In this section, we present the test for the population correlation using a test statistic based on the sample correlation.
As with all hypothesis test, there are underlying assumptions. The assumptions for the test for correlation are:
- The are no outliers in either of the two quantitative variables.
- The two variables should follow a normal distribution
If there is no linear relationship in the population, then the population correlation would be equal to zero.
\(H_0\colon \rho=0\) (\(X\) and \(Y\) are linearly independent, or X and Y have no linear relationship)

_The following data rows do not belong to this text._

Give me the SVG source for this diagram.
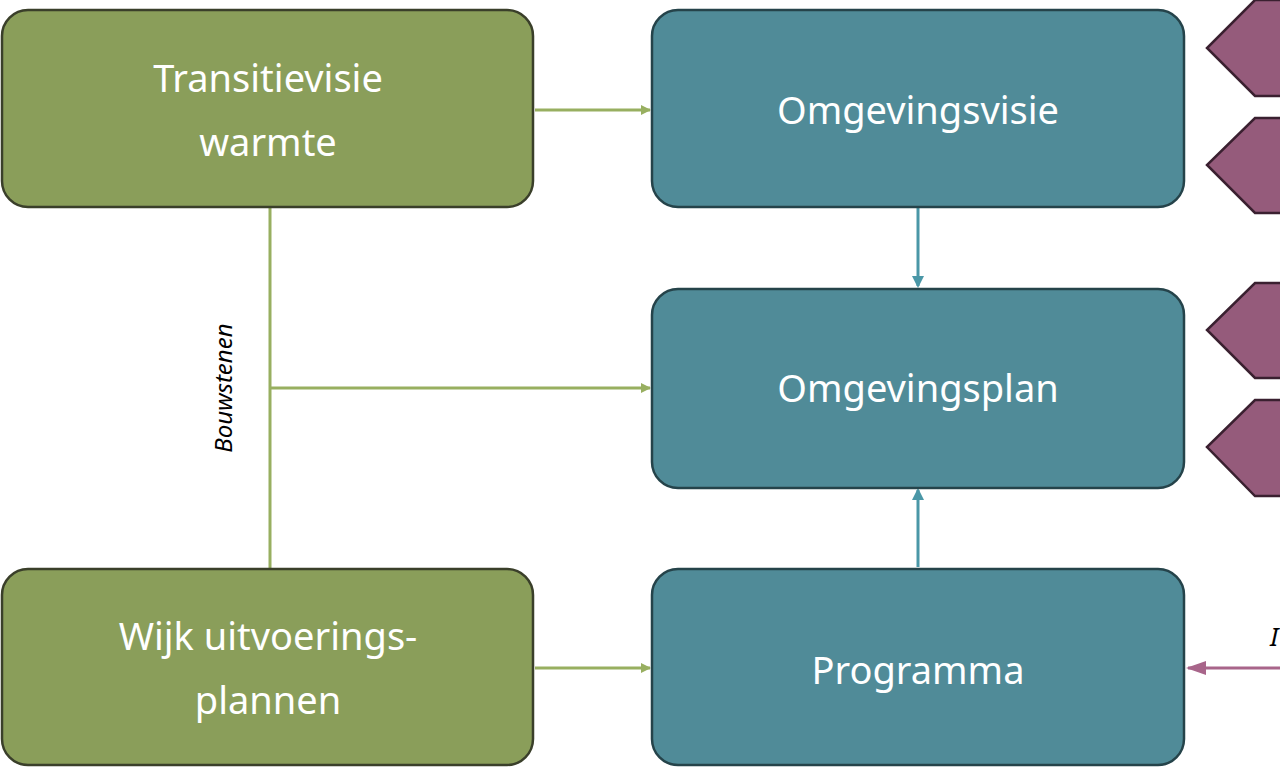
<svg xmlns="http://www.w3.org/2000/svg" width="1280" height="768" viewBox="0 0 1280 768">
<style>
.g{fill:#8a9e5a;stroke:#3a3f2a;stroke-width:2.5}
.t{fill:#508b98;stroke:#25434a;stroke-width:2.5}
.p{fill:#955b7b;stroke:#3a2030;stroke-width:2.5}
.tx{font-family:"Noto Sans","Open Sans",sans-serif;font-size:38px;fill:#fff;text-anchor:middle}
.gl{stroke:#98af60;stroke-width:3;fill:none}
.tl{stroke:#4a97a7;stroke-width:3;fill:none}
.pl{stroke:#a8658a;stroke-width:3;fill:none}
</style>
<defs>
<marker id="ag" markerWidth="10" markerHeight="10" refX="9" refY="5" orient="auto" markerUnits="userSpaceOnUse" viewBox="0 0 10 10"><path d="M0,0L10,5L0,10z" fill="#98af60"/></marker>
<marker id="at" markerWidth="12" markerHeight="12" refX="10" refY="6" orient="auto" markerUnits="userSpaceOnUse" viewBox="0 0 12 12"><path d="M0,0L12,6L0,12z" fill="#4a97a7"/></marker>
<marker id="ap" markerWidth="20" markerHeight="14" refX="18" refY="7" orient="auto" markerUnits="userSpaceOnUse" viewBox="0 0 20 14"><path d="M0,0L20,7L0,14z" fill="#a8658a"/></marker>
</defs>
<rect width="1280" height="768" fill="#fff"/>
<g id="connectors">
<line class="gl" x1="535" y1="110" x2="650" y2="110" marker-end="url(#ag)" style="stroke-width:3"/>
<line class="gl" x1="270" y1="208" x2="270" y2="568"/>
<line class="gl" x1="270" y1="388" x2="650" y2="388" marker-end="url(#ag)"/>
<line class="gl" x1="535" y1="668" x2="650" y2="668" marker-end="url(#ag)"/>
<line class="tl" x1="918" y1="208" x2="918" y2="286" marker-end="url(#at)"/>
<line class="tl" x1="918" y1="567" x2="918" y2="490" marker-end="url(#at)"/>
<line class="pl" x1="1280" y1="668" x2="1188" y2="668" marker-end="url(#ap)"/>
<text x="232" y="388" transform="rotate(-90 232 388)" text-anchor="middle" font-family="Noto Sans,sans-serif" font-size="24" font-style="italic" fill="#000">Bouwstenen</text>
<text x="1270" y="646" font-family="Noto Sans,sans-serif" font-size="26" font-style="italic" fill="#000">I</text>
</g>
<g id="transitievisie"><rect class="g" x="2" y="10" width="531" height="197" rx="26"/><text class="tx" x="268" y="92">Transitievisie</text><text class="tx" x="268" y="156">warmte</text></g>
<g id="wijk"><rect class="g" x="2" y="569" width="531" height="196" rx="26"/><text class="tx" x="268" y="650">Wijk uitvoerings-</text><text class="tx" x="268" y="714">plannen</text></g>
<g id="omgevingsvisie"><rect class="t" x="652" y="10" width="532" height="197" rx="26"/><text class="tx" x="918" y="124">Omgevingsvisie</text></g>
<g id="omgevingsplan"><rect class="t" x="652" y="289" width="532" height="199" rx="26"/><text class="tx" x="918" y="402">Omgevingsplan</text></g>
<g id="programma"><rect class="t" x="652" y="569" width="532" height="196" rx="26"/><text class="tx" x="918" y="684">Programma</text></g>
<g id="p1"><path class="p" d="M1290,0L1255,0L1207,48L1255,96L1290,96"/></g>
<g id="p2"><path class="p" d="M1290,118L1255,118L1207,165L1255,213L1290,213"/></g>
<g id="p3"><path class="p" d="M1290,283L1255,283L1207,330L1255,378L1290,378"/></g>
<g id="p4"><path class="p" d="M1290,400L1255,400L1207,447L1255,496L1290,496"/></g>
</svg>
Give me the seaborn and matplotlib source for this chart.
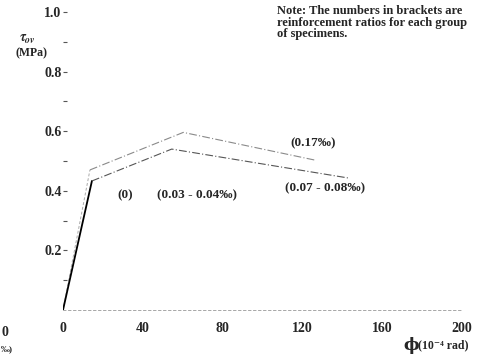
import numpy as np
import pandas as pd
import matplotlib
matplotlib.use("Agg")
import matplotlib.pyplot as plt
import seaborn as sns

upper_x = [0, 13.5, 60.3, 126.3]
upper_y = [0, 0.470, 0.596, 0.503]
lower_x = [0, 14.5, 54.5, 143.9]
lower_y = [0, 0.433, 0.540, 0.442]

labels = ["(0)", "(0.03 - 0.04‰)", "(0.17‰)", "(0.07 - 0.08‰)"]
label_x = [31.3, 67.4, 125.6, 131.3]
label_y = [0.386, 0.386, 0.560, 0.410]

xticks = [0, 40, 80, 120, 160, 200]
yticks = [0.2, 0.4, 0.6, 0.8, 1.0]
yminor = [0.1, 0.3, 0.5, 0.7, 0.9]

note = "Note: The numbers in brackets are\nreinforcement ratios for each group\nof specimens."

sns.set_theme(style="white")
plt.rcParams['font.family'] = ['Liberation Serif', 'DejaVu Serif']
plt.rcParams['font.weight'] = 'bold'
plt.rcParams['mathtext.fontset'] = 'stix'

up = pd.DataFrame({'x': upper_x, 'y': upper_y})
lo = pd.DataFrame({'x': lower_x, 'y': lower_y})

fig = plt.figure(figsize=(4.83, 3.58), dpi=100)
ax = fig.add_axes([63/483, 48/358, 399/483, 298/358])

# rising branch solid, the rest dash-dot
sns.lineplot(data=up.iloc[:2], x='x', y='y', sort=False, ax=ax, color='#aaaaaa', lw=0.7,
             linestyle=(0, (3, 2)))
sns.lineplot(data=lo.iloc[:2], x='x', y='y', sort=False, ax=ax, color='black', lw=1.3)
sns.lineplot(data=up.iloc[1:], x='x', y='y', sort=False, ax=ax, color='#8a8a8a', lw=0.8,
             linestyle=(0, (7, 2, 1, 2)))
sns.lineplot(data=lo.iloc[1:], x='x', y='y', sort=False, ax=ax, color='#555555', lw=0.8,
             linestyle=(0, (7, 2, 1, 2)))

for t, x, y in zip(labels, label_x, label_y):
    ax.text(x, y, t, ha='center', va='center', fontsize=9.5, fontweight='bold')

ax.set_xlim(0, 200)
ax.set_ylim(0, 1.0)
ax.set_xticks(xticks)
ax.set_xticklabels([str(v) for v in xticks])
ax.set_yticks(yticks)
ax.set_yticklabels([f"{v:.1f}" for v in yticks])
ax.set_yticks(yminor, minor=True)
ax.tick_params(axis='x', length=0, pad=9, labelsize=10)
ax.tick_params(axis='y', which='both', direction='in', length=3, width=0.8,
               color='#555555', pad=1, labelsize=10, left=True)
ax.set_xlabel('')
ax.set_ylabel('')
for s in ['top', 'right', 'left']:
    ax.spines[s].set_visible(False)
ax.spines['bottom'].set_color('#999999')
ax.spines['bottom'].set_linewidth(0.6)
ax.spines['bottom'].set_linestyle((0, (3, 3)))

fig.text(277/483, 1 - 5/358, note, ha='left', va='top', fontsize=9,
         fontweight='bold', linespacing=0.95)

fig.text(27/483, 1 - 39/358, r"$\tau_{ov}$", ha='center', va='center', fontsize=10)
fig.text(32/483, 1 - 53/358, "(MPa)", ha='center', va='center', fontsize=8.5, fontweight='bold')

fig.text(411/483, 1 - 345/358, "ϕ", ha='center', va='center', fontsize=12,
         family=['DejaVu Serif'])
fig.text(418/483, 1 - 345/358, "(10⁻⁴ rad)", ha='left', va='center', fontsize=8.5,
         fontweight='bold')

# edge of the neighbouring panel
fig.text(1/483, 1 - 333/358, "0", ha='left', va='center', fontsize=10, fontweight='bold')
fig.text(0.5/483, 1 - 349/358, "‰)", ha='left', va='center', fontsize=6.5, fontweight='bold')

fig.savefig("out.png", dpi=100)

\(H_a\colon \rho\ne0\) (\(X\) and \(Y\) are linearly dependent)
Research Question |
Is there a linear relationship? |
Is there a positive linear relationship? |
Is there a negative linear relationship? |
---|---|---|---|
Null Hypothesis |
\(\rho=0\) |
\(\rho=0\) |
\(\rho=0\) |
Alternative Hypothesis |
\(\rho\ne0\) |
\(\rho>0\) |
\(\rho<0\) |
Type of Test |
Two-tailed, non-directional |
Right-tailed, directional |
Left-tailed, directional |
Under the null hypothesis and with above assumptions, the test statistic, \(t^*\), found by:
\(t^*=\dfrac{r\sqrt{n-2}}{\sqrt{1-r^2}}\)
which follows a \(t\)-distribution with \(n-2\) degrees of freedom.
As mentioned before, we will use Minitab for the calculations. The output from Minitab previously used to find the sample correlation also provides a p-value. This p-value is for the two-sided test. If the alternative is one-sided, the p-value from the output needs to be adjusted.
Example 9-7: Student height and weight (Tests for \(\rho\)) Section
For the height and weight example (university_ht_wt.TXT), conduct a test for correlation with a significance level of 5%.
The output from Minitab is:
Correlation: height, weight
Correlations
P-value
0.000
For the sake of this example, we will find the test statistic and the p-value rather than just using the Minitab output. There are 28 observations.
The test statistic is:
\begin{align} t^*&=\dfrac{r\sqrt{n-2}}{\sqrt{1-r^2}}\\&=\dfrac{(0.711)\sqrt{28-2}}{\sqrt{1-0.711^2}}\\&=5.1556 \end{align}
Next, we need to find the p-value. The p-value for the two-sided test is:
\(\text{p-value}=2P(T>5.1556)<0.0001\)
Therefore, for any reasonable \(\alpha\) level, we can reject the hypothesis that the population correlation coefficient is 0 and conclude that it is nonzero. There is evidence at the 5% level that Height and Weight are linearly dependent.
Try it! Section
For the sales and advertising example, conduct a test for correlation with a significance level of 5% with Minitab.
Sales units are in thousands of dollars, and advertising units are in hundreds of dollars.
Sales (Y) | Advertising (X) |
---|---|
1 | 1 |
1 | 2 |
2 | 3 |
2 | 4 |
4 | 5 |
Correlation: Y,X
Correlations
P-value
0.035
The sample correlation is 0.904. This value indicates a strong positive linear relationship between sales and advertising.
For the Sales (Y) and Advertising (X) data, the test statistic is...
\(t^*=\dfrac{(0.904)\sqrt{5-2}}{\sqrt{1-(0.904)^2}}=3.66\)
...with df of 3, we arrive at a p-value = 0.035. For \(\alpha=0.05\), we can reject the hypothesis that the population correlation coefficient is 0 and conclude that it is nonzero, i.e., conclude that sales and advertising are linearly dependent.